* [BRIEF]
Copy exactly the lines that run from the top of the listing to the line containing "const yTicks = [0, 1, 2, 3, 4, 5, 6];", both ends included, and omit the pictures.

* [COLLECTED DATA]
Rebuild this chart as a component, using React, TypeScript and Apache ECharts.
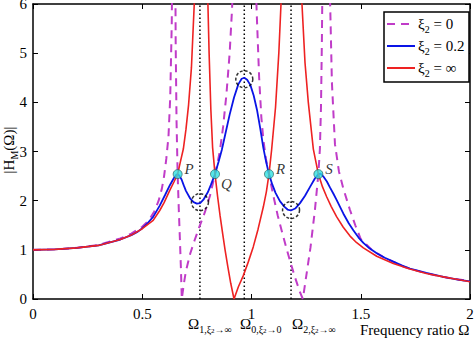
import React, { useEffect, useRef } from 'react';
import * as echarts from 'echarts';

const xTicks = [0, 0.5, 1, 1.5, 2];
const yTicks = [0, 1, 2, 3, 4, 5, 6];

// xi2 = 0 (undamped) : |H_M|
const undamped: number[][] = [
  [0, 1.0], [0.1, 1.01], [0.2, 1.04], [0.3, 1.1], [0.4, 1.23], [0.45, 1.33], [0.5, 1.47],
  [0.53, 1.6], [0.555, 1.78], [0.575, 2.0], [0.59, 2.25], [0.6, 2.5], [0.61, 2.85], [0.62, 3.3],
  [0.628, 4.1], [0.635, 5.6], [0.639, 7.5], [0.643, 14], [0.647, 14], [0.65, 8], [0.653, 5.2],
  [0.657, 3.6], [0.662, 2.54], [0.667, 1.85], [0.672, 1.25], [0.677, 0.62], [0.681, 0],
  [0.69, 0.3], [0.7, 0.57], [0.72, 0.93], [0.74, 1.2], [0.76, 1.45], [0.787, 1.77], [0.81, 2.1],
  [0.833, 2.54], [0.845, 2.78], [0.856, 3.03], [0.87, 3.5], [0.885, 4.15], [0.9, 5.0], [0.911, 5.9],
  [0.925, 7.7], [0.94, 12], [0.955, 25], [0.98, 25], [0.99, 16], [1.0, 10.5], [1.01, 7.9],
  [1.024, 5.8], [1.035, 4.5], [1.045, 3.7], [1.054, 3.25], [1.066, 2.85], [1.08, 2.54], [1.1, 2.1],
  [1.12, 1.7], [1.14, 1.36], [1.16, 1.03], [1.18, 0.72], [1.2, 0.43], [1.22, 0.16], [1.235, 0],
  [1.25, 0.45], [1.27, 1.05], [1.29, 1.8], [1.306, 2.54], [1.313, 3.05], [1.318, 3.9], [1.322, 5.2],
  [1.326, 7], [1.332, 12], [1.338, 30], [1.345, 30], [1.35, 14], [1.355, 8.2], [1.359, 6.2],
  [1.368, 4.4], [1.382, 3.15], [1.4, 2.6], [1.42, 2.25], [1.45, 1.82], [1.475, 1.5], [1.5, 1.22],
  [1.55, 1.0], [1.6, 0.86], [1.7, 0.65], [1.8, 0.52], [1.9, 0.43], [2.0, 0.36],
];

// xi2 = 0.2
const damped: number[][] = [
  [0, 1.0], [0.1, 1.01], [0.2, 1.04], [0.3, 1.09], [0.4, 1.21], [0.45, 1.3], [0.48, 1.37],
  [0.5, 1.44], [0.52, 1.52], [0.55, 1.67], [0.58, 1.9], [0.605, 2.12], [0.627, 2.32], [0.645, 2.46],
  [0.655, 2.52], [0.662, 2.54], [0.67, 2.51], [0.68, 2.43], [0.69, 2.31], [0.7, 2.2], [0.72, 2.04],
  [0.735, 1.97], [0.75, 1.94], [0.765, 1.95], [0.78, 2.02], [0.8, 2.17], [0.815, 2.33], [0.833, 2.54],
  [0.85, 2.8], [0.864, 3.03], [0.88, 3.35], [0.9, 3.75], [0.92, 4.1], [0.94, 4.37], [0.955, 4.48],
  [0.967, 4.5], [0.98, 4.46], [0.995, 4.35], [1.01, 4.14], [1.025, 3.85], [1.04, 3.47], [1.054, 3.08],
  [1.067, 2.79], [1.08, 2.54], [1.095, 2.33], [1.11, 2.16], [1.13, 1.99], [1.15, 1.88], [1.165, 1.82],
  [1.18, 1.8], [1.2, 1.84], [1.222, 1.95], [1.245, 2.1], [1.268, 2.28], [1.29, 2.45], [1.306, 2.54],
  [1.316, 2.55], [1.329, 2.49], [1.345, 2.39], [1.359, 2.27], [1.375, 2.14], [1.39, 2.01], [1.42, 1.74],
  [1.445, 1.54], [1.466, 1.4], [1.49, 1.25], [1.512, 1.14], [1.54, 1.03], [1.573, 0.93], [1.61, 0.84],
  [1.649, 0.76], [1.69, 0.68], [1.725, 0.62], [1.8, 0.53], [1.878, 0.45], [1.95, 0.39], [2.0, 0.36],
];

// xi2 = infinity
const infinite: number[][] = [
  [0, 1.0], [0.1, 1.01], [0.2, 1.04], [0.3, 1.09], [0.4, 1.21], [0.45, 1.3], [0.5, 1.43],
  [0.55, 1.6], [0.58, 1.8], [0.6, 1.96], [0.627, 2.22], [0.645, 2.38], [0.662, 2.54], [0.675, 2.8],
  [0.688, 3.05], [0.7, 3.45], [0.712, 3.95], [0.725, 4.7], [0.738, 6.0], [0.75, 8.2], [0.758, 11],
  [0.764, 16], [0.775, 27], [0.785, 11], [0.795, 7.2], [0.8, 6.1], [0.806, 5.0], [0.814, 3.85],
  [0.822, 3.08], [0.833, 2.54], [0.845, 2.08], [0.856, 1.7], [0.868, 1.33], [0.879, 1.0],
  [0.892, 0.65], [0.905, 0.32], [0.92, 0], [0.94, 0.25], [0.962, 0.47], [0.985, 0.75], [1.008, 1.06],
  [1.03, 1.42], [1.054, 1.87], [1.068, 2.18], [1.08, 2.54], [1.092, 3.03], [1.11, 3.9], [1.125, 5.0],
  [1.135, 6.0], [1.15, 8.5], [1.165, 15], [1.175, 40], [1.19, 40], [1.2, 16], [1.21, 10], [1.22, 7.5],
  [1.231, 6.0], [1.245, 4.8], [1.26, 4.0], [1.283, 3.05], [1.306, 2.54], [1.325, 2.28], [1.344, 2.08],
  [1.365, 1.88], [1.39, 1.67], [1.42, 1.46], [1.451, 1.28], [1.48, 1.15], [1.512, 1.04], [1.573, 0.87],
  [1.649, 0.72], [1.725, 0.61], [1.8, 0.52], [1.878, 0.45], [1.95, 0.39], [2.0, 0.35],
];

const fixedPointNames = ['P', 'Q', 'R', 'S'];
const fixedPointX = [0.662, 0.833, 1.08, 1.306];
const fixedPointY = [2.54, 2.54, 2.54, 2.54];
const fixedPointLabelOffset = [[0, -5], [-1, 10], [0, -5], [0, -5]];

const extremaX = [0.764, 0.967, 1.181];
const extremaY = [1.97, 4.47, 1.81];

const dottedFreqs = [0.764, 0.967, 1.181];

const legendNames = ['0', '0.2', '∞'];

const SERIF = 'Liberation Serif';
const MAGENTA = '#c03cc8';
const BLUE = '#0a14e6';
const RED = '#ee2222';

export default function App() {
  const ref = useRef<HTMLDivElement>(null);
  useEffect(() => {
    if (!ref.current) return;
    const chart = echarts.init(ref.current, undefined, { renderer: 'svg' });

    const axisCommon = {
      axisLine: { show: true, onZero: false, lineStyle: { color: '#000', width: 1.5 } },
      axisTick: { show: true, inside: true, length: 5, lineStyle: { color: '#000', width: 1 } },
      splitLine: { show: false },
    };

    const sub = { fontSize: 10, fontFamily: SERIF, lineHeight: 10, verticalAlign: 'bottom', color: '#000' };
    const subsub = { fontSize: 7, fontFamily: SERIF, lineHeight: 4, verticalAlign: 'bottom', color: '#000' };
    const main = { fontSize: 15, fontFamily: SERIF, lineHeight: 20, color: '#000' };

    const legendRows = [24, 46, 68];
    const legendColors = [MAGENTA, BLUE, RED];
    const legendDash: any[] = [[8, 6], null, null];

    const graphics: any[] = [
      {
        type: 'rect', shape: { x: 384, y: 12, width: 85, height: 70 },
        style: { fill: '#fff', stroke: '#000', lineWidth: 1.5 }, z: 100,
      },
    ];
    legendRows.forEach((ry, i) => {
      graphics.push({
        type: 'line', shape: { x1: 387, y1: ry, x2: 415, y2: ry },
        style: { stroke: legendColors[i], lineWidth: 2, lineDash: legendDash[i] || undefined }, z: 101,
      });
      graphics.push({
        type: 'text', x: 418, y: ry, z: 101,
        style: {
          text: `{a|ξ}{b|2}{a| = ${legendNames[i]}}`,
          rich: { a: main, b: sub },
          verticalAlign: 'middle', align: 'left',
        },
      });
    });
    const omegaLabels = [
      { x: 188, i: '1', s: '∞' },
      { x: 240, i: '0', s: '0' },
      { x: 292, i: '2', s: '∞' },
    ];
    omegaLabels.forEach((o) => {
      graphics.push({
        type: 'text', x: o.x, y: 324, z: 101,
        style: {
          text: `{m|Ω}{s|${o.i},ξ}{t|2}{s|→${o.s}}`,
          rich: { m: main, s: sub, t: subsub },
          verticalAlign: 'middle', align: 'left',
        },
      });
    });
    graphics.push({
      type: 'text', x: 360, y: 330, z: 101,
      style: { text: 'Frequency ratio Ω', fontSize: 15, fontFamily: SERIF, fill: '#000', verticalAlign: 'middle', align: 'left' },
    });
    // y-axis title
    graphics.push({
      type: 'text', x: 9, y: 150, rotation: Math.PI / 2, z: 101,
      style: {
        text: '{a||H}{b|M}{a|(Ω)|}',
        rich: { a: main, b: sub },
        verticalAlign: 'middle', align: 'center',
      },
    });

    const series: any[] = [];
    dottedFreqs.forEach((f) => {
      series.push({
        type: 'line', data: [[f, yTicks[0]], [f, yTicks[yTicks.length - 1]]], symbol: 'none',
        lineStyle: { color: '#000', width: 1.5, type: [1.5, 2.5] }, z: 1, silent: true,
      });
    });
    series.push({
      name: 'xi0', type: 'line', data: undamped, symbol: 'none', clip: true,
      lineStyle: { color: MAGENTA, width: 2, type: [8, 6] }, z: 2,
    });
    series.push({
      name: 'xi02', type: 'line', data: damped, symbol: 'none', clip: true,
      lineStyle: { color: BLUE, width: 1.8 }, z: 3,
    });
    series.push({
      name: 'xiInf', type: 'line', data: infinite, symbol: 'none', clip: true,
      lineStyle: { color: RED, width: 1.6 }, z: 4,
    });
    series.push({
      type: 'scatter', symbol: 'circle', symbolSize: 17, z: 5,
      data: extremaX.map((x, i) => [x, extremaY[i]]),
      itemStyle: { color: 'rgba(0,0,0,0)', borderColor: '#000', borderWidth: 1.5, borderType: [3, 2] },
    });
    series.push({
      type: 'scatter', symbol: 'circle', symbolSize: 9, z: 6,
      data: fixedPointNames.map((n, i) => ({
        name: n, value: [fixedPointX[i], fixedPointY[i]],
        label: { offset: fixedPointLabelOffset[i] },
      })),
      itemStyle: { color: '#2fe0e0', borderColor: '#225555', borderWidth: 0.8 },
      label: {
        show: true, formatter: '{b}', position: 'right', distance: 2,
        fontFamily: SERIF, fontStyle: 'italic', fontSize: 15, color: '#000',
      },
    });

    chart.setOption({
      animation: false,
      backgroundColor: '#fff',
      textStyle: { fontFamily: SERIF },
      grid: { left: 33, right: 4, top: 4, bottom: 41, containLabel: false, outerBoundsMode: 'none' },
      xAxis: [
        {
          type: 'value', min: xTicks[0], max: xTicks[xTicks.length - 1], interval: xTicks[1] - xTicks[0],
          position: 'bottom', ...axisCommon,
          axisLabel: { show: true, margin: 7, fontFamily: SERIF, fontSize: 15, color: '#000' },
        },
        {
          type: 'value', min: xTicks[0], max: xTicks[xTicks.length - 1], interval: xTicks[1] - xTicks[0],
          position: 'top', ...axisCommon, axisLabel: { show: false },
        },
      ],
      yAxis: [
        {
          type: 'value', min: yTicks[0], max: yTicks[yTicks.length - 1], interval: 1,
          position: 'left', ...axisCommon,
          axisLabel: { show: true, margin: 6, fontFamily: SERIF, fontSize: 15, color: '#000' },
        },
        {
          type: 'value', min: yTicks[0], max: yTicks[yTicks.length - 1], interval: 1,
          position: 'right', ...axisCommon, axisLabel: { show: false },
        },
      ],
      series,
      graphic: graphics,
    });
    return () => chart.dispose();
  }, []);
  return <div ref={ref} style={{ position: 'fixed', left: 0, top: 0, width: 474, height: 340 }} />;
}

* [SOLUTION TO THE PROBLEM]
Rebuild this chart as a component, using React, TypeScript and Apache ECharts.
import React, { useEffect, useRef } from 'react';
import * as echarts from 'echarts';

const xTicks = [0, 0.5, 1, 1.5, 2];
const yTicks = [0, 1, 2, 3, 4, 5, 6];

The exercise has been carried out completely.